Below-Market Loans and Imputed Interest

If you lend money to a family member or employee at an interest rate below the IRS’s applicable federal rate, the IRS treats the “forgone interest” as though it was paid anyway. The lender is taxed on interest income they never received, and the arrangement may also be treated as a gift. For March 2026, the short-term AFR is 3.59%, the mid-term rate is 3.93%, and the long-term rate is 4.72%.8Internal Revenue Service. Revenue Ruling 2026-6 – Applicable Federal Rates for March 2026

There are two practical safe harbors. Gift loans between individuals totaling $10,000 or less are exempt entirely, unless the borrower uses the money to buy income-producing assets. For gift loans between $10,000 and $100,000, the imputed interest is capped at the borrower’s net investment income for the year, and if that investment income is under $1,000, the IRS treats it as zero.9U.S. Code via House.gov. 26 U.S. Code 7872 – Treatment of Loans With Below-Market Interest Rates Above $100,000, the full imputed interest rules apply with no cap.

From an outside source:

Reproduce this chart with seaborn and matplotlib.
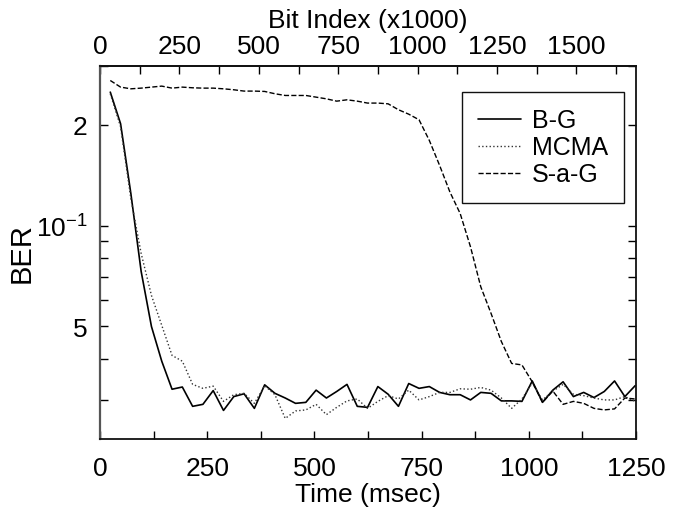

Common Mistakes That Skew Results

The math itself is forgiving. Plug in the right numbers and you’ll get the right answer. The errors almost always happen before anyone touches a calculator.

Mixing nominal cash flows with a real discount rate (or vice versa) is the most common and most damaging mistake. If your future payment is stated in actual future dollars, discount it at a nominal rate. If you’ve already adjusted the cash flow for inflation, use a real rate. Mixing them can easily produce a 15% to 20% error on a 10-year projection.

Using the wrong compounding frequency is the second most frequent problem. A contract that pays quarterly interest and a bond that compounds semiannually need different period counts and period rates, even if they share the same quoted annual rate. Always check the terms of the instrument before defaulting to annual compounding.

Ignoring the initial outlay in an NPV calculation turns a money-losing project into a winner on paper. The NPV of the future cash flows alone tells you what those inflows are worth today. It doesn’t tell you whether the investment is profitable until you subtract what you paid to get them.